Record Number of Female Cadets Matriculate
A parent snaps a photo as a new cadet signs the Matriculation Book at Cameron Hall Aug. 17. -- VMI Photo by John Robertson IV.
New 4th Class Expected to be Part of the Largest Corps Ever
LEXINGTON, Va., Aug. 17, 2013 – More than 500 members of the class of 2017, including a record number of women, matriculated at Virginia Military Institute on a cool but drier than expected Saturday.
When the Old Corps returns on Aug. 25, VMI is expected to have its largest cadet population ever, with approximately 1,729 men and women. Over the summer, extra beds had to be installed in the barracks to make room for the surge in enrollment.
Overall, the class of 2017 includes 502 individuals.
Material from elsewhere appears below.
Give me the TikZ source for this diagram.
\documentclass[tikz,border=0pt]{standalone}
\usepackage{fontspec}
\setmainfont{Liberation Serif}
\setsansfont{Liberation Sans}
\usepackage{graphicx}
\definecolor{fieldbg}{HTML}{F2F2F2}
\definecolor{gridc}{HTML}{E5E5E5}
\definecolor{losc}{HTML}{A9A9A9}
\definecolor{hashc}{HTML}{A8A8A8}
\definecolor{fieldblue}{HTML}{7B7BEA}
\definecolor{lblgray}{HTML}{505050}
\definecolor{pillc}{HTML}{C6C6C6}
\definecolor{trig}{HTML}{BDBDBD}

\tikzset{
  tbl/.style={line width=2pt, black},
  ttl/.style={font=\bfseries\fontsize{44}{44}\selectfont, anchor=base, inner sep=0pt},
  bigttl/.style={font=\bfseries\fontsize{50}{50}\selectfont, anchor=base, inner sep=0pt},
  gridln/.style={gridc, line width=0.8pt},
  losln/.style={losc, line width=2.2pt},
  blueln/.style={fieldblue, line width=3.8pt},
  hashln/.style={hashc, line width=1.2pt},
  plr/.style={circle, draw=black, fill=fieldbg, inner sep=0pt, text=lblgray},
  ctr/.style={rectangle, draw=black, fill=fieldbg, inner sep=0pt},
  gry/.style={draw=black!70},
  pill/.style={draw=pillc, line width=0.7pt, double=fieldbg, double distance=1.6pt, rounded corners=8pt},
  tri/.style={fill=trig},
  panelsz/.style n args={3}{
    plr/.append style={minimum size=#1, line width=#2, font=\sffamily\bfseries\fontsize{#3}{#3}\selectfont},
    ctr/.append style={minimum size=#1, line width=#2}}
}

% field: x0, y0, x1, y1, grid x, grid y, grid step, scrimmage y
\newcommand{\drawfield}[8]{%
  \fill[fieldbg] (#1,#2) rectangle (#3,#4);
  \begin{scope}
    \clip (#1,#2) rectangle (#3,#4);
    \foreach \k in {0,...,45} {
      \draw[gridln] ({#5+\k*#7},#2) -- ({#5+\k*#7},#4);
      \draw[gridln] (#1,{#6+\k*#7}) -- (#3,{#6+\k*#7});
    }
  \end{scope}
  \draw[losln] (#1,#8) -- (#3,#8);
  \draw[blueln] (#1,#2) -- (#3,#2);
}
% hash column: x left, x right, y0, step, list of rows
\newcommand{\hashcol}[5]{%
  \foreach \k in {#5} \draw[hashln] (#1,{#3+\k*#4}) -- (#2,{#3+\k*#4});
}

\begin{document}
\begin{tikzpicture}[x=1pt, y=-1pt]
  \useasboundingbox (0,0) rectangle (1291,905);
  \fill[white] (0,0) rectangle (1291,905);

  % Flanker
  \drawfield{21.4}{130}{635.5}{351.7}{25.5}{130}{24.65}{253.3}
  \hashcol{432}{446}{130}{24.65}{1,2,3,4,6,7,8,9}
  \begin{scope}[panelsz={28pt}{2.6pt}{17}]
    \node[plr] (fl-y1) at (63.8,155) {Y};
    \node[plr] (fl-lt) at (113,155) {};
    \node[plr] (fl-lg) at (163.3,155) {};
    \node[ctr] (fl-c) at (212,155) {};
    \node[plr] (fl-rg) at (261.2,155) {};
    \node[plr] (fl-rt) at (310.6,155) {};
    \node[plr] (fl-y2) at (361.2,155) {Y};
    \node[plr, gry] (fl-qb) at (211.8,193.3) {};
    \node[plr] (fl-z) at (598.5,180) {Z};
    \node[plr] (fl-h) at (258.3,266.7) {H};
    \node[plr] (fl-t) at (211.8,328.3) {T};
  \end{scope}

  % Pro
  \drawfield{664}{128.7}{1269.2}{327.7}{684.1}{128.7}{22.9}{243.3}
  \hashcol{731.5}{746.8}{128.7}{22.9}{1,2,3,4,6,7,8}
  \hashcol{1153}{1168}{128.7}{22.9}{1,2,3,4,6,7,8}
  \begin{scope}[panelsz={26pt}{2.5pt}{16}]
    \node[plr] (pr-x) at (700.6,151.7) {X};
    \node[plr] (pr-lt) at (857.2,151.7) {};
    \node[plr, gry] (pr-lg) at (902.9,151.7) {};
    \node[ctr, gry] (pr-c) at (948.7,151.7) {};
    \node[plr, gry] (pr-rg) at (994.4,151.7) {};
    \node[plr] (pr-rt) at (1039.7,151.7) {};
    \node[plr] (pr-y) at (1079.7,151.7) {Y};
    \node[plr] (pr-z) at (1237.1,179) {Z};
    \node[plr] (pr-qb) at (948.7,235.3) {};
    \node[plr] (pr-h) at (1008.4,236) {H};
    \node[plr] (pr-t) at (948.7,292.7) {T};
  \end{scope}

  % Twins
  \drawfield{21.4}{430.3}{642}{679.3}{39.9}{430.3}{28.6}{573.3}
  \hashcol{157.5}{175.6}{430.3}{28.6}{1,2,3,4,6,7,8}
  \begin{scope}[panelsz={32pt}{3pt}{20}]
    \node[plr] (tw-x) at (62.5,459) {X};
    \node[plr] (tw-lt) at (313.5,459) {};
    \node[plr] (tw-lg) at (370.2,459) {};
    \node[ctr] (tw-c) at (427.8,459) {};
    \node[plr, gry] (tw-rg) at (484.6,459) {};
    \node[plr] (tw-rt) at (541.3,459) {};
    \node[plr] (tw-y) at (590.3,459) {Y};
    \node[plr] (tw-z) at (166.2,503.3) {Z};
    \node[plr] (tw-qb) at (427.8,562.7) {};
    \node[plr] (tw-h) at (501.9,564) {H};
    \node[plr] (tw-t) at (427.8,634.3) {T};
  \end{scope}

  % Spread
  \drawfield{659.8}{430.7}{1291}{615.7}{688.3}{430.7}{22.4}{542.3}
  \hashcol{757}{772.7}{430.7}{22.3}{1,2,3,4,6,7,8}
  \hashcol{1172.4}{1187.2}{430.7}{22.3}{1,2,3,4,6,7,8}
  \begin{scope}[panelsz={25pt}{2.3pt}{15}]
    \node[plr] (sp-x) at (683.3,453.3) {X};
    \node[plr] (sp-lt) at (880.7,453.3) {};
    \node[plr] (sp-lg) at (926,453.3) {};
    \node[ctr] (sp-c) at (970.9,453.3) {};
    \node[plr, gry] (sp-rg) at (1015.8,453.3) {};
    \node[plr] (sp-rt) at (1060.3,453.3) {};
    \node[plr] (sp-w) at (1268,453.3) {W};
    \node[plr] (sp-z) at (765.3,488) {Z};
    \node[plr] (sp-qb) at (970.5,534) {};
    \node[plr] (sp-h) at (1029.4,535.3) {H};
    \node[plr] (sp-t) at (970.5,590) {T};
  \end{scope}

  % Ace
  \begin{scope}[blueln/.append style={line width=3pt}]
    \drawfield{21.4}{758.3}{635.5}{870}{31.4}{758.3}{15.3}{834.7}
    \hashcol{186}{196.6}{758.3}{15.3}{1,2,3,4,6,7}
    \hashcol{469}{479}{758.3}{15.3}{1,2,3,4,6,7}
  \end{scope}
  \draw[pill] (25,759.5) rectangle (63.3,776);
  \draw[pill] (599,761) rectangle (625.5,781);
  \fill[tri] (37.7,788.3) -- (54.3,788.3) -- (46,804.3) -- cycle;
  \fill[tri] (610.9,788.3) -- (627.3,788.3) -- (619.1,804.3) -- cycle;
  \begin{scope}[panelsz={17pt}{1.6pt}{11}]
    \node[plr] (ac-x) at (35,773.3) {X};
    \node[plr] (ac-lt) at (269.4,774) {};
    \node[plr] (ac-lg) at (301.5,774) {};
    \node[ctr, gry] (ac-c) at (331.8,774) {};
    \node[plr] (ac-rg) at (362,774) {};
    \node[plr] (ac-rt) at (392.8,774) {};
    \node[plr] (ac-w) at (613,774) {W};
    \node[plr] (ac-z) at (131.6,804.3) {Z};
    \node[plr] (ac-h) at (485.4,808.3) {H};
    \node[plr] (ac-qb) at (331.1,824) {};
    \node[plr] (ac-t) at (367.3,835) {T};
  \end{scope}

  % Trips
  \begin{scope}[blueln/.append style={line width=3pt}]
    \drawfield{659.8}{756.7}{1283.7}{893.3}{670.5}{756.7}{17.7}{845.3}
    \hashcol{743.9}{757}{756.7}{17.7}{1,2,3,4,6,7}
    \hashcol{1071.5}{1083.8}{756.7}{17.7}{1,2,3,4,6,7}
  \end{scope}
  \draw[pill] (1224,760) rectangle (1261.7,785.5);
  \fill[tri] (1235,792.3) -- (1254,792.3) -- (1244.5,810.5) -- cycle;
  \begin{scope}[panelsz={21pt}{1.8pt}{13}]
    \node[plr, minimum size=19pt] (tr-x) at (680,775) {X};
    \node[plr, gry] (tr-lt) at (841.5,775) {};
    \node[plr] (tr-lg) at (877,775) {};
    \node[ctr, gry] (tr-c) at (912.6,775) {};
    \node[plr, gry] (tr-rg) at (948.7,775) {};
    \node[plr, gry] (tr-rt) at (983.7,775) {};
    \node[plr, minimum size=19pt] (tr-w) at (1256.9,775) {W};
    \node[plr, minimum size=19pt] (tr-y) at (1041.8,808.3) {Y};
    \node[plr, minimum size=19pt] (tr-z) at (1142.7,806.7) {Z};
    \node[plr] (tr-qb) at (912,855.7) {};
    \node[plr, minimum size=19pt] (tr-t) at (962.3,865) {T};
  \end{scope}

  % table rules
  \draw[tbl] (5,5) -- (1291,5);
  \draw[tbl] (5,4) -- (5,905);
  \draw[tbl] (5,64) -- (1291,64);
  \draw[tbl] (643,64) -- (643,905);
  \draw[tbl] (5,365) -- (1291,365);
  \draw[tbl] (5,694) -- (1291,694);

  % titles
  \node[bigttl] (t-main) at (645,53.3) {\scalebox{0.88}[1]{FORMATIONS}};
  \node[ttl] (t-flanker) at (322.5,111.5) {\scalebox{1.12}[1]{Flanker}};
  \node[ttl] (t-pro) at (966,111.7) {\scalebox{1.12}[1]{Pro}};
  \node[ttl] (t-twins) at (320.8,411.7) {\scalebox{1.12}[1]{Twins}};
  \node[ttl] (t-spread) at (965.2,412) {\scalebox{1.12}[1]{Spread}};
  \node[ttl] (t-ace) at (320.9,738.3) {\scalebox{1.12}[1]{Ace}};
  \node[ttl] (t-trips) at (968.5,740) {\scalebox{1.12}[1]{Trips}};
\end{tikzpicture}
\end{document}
Of that group, 61 are female, making the percentage of women in the incoming class 12.2 percent. Well over half of the new cadets – 55.4 percent – are from Virginia, with the remaining 44.6 percent coming from out of state. The latter group includes cadets from 35 states and the District of Columbia. There are 103 recruited NCAA athletes in the class of 2017.
Last year’s incoming class was larger, at 509, but it included a smaller number of women. Forty-six female cadets signed the matriculation book in 2012. The previous record number of females entering VMI was 59 in the class of 2014.
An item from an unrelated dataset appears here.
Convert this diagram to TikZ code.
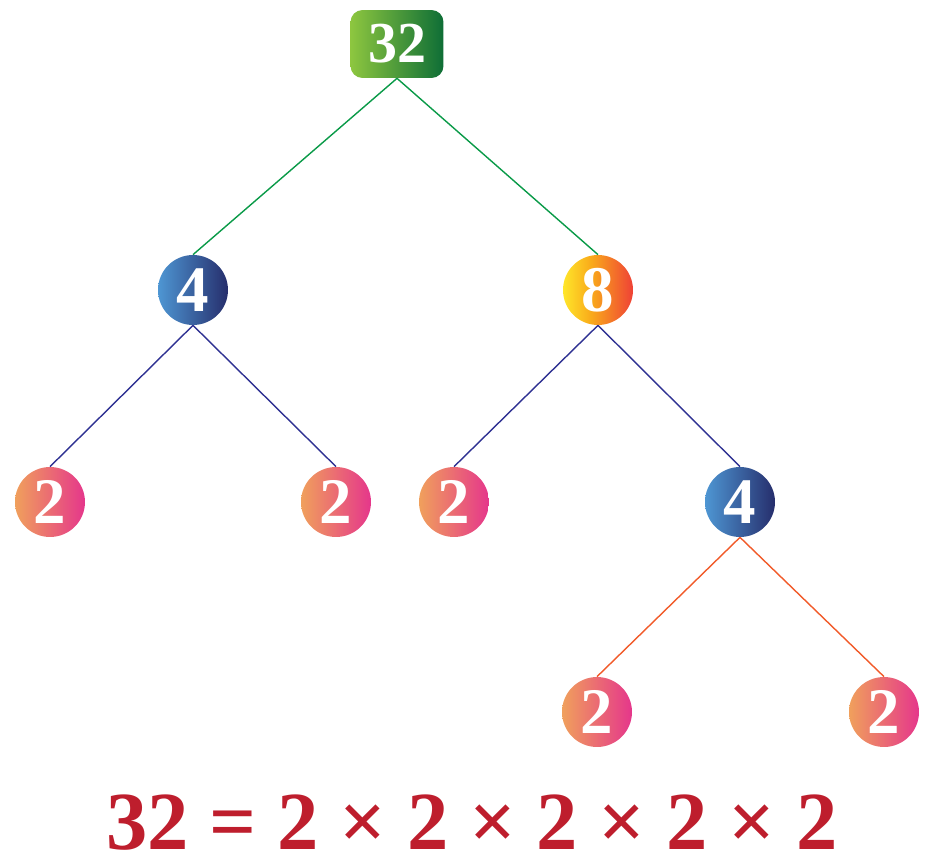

Mechanical engineering is the most popular major among the new cadets, followed by international studies and then economics. Fifty-nine percent of the class of 2017 has declared a major in math, the sciences, or engineering.
This year’s new cadets include seven international students: four from Taiwan, and one each from Kenya, the Philippines, and South Korea. Lt. Col. Neil Whitmore, associate director of admissions, said that this is “probably” a record low number of international students matriculating at VMI. Fourteen international students matriculated at VMI last year.
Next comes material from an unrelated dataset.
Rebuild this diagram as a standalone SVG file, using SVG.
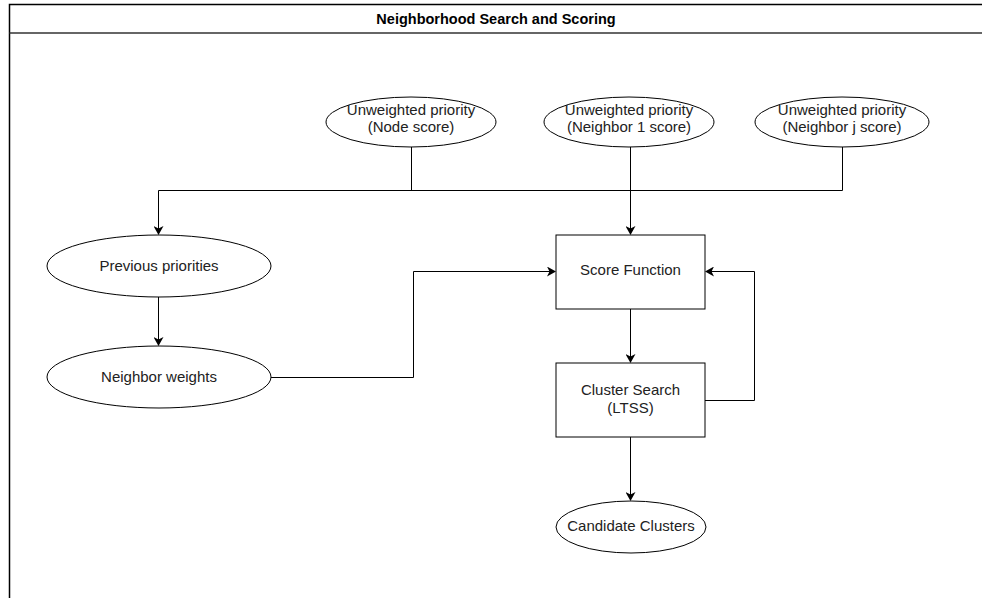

“We’ve been a little more stringent with our demands on the international students,” said Whitmore. He explained that in the past, some international students have not been able to meet VMI’s fitness requirements, so his office has been working to ensure that only those who can meet VMI’s high standards for physical fitness are admitted.
Whitmore noted that interest in VMI has been strong among all students this year.
“It’s been a really enthusiastic class,” he commented. He added that many of those denied admission to VMI this year expressed an interest in attending another school and doing well there, with the goal of being accepted by VMI as a transfer student later.